The groups said 86% of estate agents thought the tax was unfair, while 81% thought reforming it would have a very positive impact on the property market.

In addition 91% of estate agents also thought the current stamp duty holiday on properties costing up to £175,000 should be extended.

The NAEA and the ARLA have joined forces to call for the tax to be modernised. They are calling themselves the 1808 coalition, after the year in which stamp duty was first introduced, to highlight their belief that the tax is a "relic of another age".

Peter Bolton-King, chief executive of the NAEA, said: "Stamp Duty is a barrier to entry for many first-time buyers and is also prohibitive for those looking for a step up the property ladder.

"The time has come to re-assess Britain's most unpopular tax, which is a levy on those aspiring to own their own homes and is manifestly perceived by all those who pay it as being unfair and punitive."

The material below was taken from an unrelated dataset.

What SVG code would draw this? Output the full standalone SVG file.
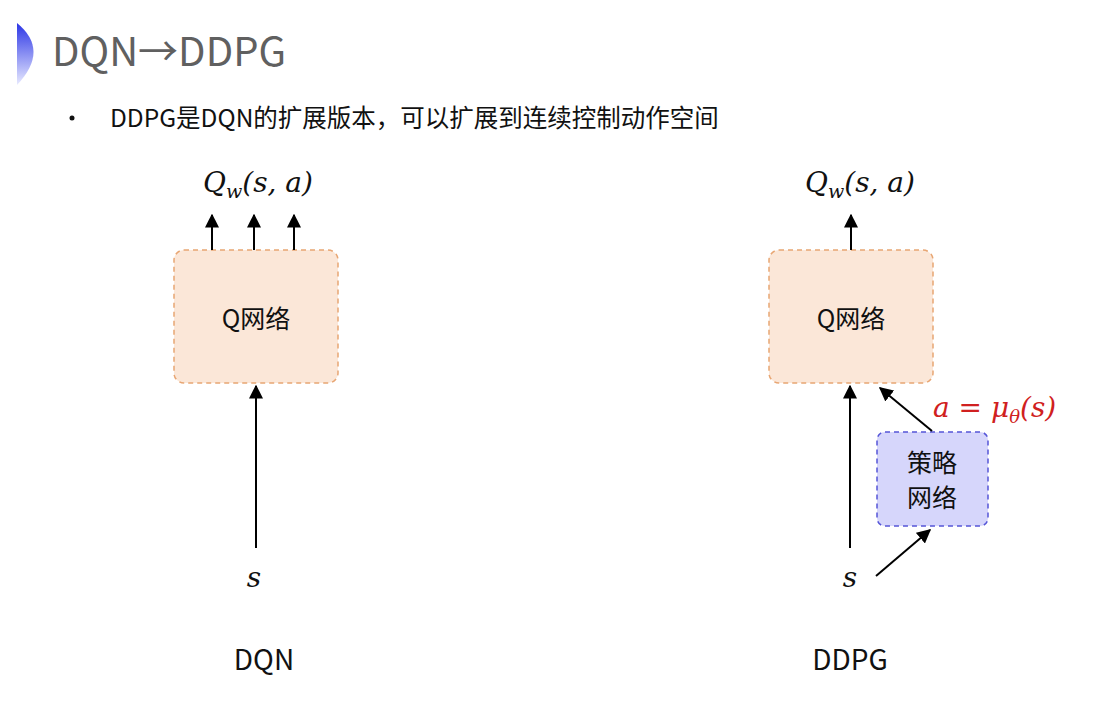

Stamp duty is currently charged at 1% of the purchase price on properties costing between £175,000 and £250,000, although this will fall back to ones costing from £125,000 from the beginning of next year.

People buying a property for between £250,000 and £500,000 have to pay 3% of the purchase price in stamp duty, while the tax is charged at 4% on homes costing more than £500,000.

But commentators argue that the way the tax is charged distorts the property market, as people buying a home for £251,000 have to pay stamp duty of £7,530, while those buying one for only £249,000 pay only £2,490.